[START OF DATA PROVIDED]

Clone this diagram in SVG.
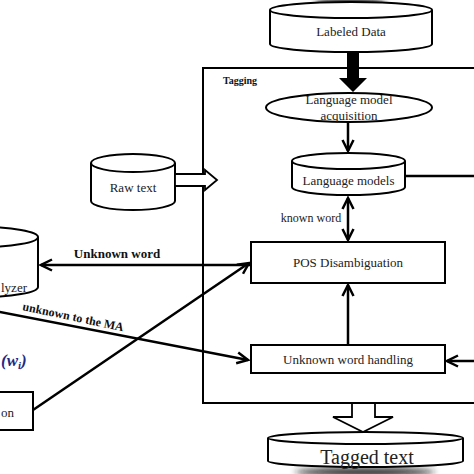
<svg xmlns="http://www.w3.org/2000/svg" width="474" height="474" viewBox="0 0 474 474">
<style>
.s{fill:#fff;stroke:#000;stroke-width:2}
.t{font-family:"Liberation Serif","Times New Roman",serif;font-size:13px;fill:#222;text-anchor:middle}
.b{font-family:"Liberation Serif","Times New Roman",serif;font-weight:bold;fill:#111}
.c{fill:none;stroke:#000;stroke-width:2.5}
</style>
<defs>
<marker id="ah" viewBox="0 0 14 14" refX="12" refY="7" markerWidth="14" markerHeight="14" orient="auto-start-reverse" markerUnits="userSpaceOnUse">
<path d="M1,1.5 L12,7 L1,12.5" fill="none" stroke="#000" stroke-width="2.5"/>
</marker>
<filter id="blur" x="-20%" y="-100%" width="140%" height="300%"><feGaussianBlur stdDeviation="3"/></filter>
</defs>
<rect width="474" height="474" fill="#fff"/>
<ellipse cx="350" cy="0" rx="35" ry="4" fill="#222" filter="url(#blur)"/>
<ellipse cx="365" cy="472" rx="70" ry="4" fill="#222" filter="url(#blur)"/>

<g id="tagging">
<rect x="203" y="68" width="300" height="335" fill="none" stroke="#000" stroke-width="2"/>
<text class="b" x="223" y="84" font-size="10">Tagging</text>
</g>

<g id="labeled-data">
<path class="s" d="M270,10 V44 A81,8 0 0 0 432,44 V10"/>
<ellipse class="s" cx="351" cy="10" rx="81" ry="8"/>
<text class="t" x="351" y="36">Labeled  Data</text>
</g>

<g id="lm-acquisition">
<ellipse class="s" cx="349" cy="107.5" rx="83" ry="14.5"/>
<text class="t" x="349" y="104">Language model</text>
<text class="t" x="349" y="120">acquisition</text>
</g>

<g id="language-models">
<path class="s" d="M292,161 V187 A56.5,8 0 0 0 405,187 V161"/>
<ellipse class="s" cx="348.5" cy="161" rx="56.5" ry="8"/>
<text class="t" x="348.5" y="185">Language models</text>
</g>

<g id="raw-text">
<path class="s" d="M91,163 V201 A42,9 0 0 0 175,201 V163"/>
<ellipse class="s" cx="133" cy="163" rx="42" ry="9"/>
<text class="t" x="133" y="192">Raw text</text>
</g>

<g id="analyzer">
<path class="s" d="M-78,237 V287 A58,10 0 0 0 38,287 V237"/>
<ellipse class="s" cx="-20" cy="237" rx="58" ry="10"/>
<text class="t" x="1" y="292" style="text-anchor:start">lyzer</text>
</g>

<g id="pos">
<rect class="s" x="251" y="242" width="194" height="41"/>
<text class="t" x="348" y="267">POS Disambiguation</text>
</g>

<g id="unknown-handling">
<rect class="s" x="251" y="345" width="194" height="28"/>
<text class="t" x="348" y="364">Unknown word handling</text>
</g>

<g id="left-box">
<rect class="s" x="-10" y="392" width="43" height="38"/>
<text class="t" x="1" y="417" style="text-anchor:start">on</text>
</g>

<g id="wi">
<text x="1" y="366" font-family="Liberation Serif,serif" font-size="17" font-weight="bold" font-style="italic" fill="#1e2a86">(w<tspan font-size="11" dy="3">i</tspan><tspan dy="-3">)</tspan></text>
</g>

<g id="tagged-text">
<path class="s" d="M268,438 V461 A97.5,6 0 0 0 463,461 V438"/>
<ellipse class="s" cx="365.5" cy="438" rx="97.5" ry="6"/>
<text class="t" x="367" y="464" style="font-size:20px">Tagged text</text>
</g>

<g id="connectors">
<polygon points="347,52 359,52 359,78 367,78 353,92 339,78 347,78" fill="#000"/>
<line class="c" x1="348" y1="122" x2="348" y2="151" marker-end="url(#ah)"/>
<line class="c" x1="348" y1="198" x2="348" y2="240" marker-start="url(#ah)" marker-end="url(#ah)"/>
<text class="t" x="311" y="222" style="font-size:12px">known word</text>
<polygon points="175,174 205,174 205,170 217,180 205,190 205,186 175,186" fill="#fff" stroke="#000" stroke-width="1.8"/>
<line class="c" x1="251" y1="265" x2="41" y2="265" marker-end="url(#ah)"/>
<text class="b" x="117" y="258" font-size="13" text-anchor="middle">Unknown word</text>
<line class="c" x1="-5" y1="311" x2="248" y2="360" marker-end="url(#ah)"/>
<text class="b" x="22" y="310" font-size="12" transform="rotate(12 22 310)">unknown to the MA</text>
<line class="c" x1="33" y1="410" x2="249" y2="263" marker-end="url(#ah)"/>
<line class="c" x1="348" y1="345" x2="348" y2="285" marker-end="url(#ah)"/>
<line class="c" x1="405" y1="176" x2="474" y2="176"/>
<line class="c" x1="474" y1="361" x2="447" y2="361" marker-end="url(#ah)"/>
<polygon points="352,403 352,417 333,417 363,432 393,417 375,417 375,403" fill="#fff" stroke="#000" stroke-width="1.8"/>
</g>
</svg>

[END OF DATA PROVIDED]
[START OF DATA PROVIDED]

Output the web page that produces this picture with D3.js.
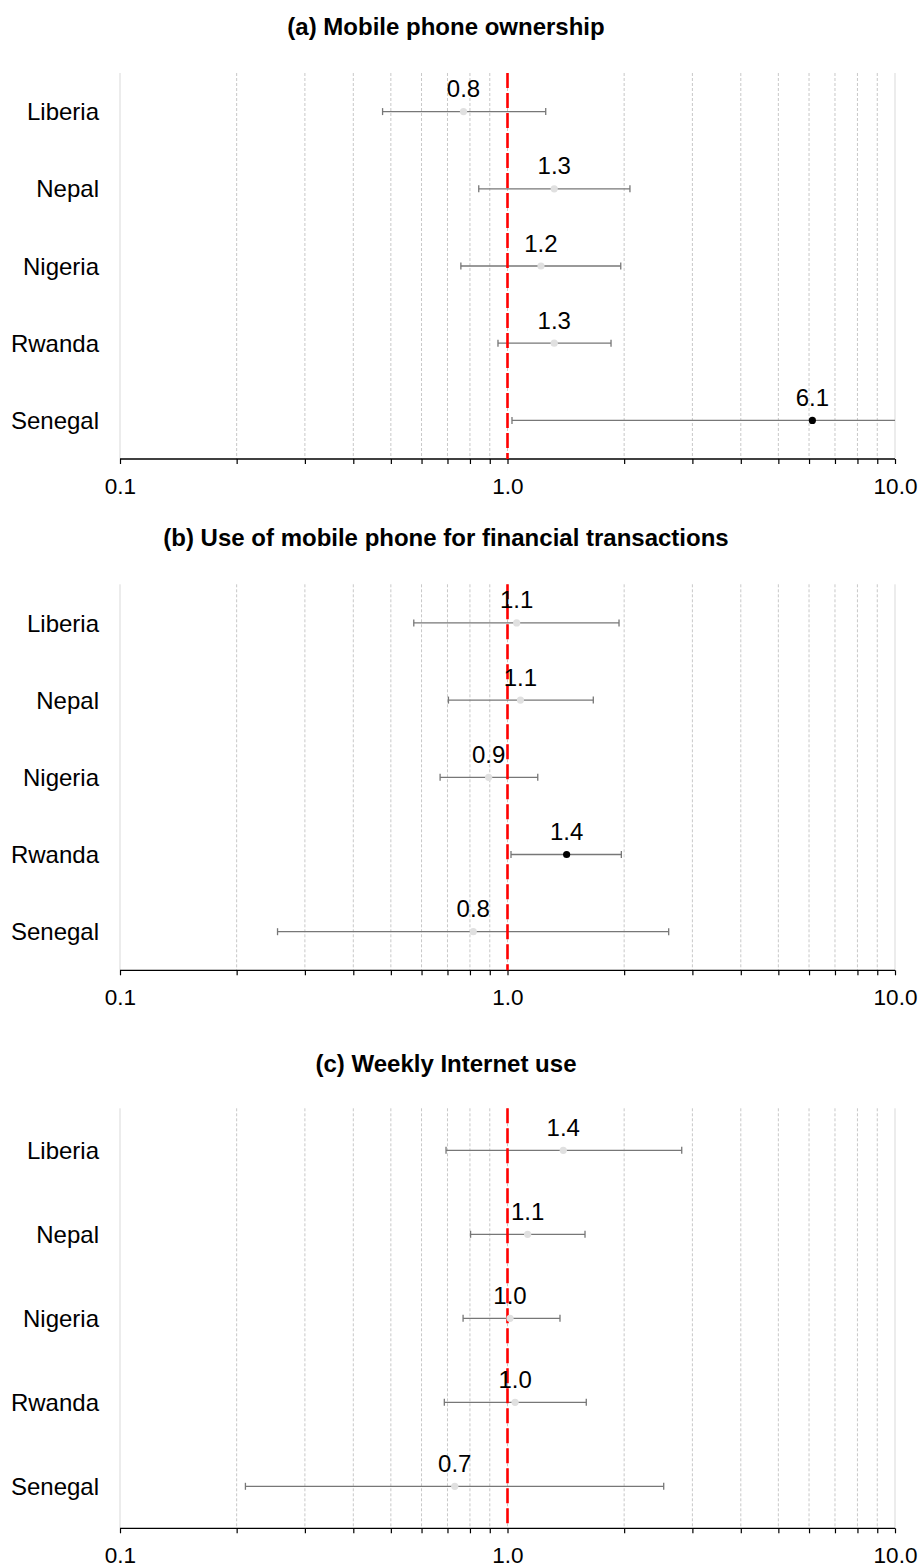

[END OF DATA PROVIDED]

_WORK TO COMPLETE_
How many of the lines above include the string "this"? Answer with the number only.

_ANSWER_
2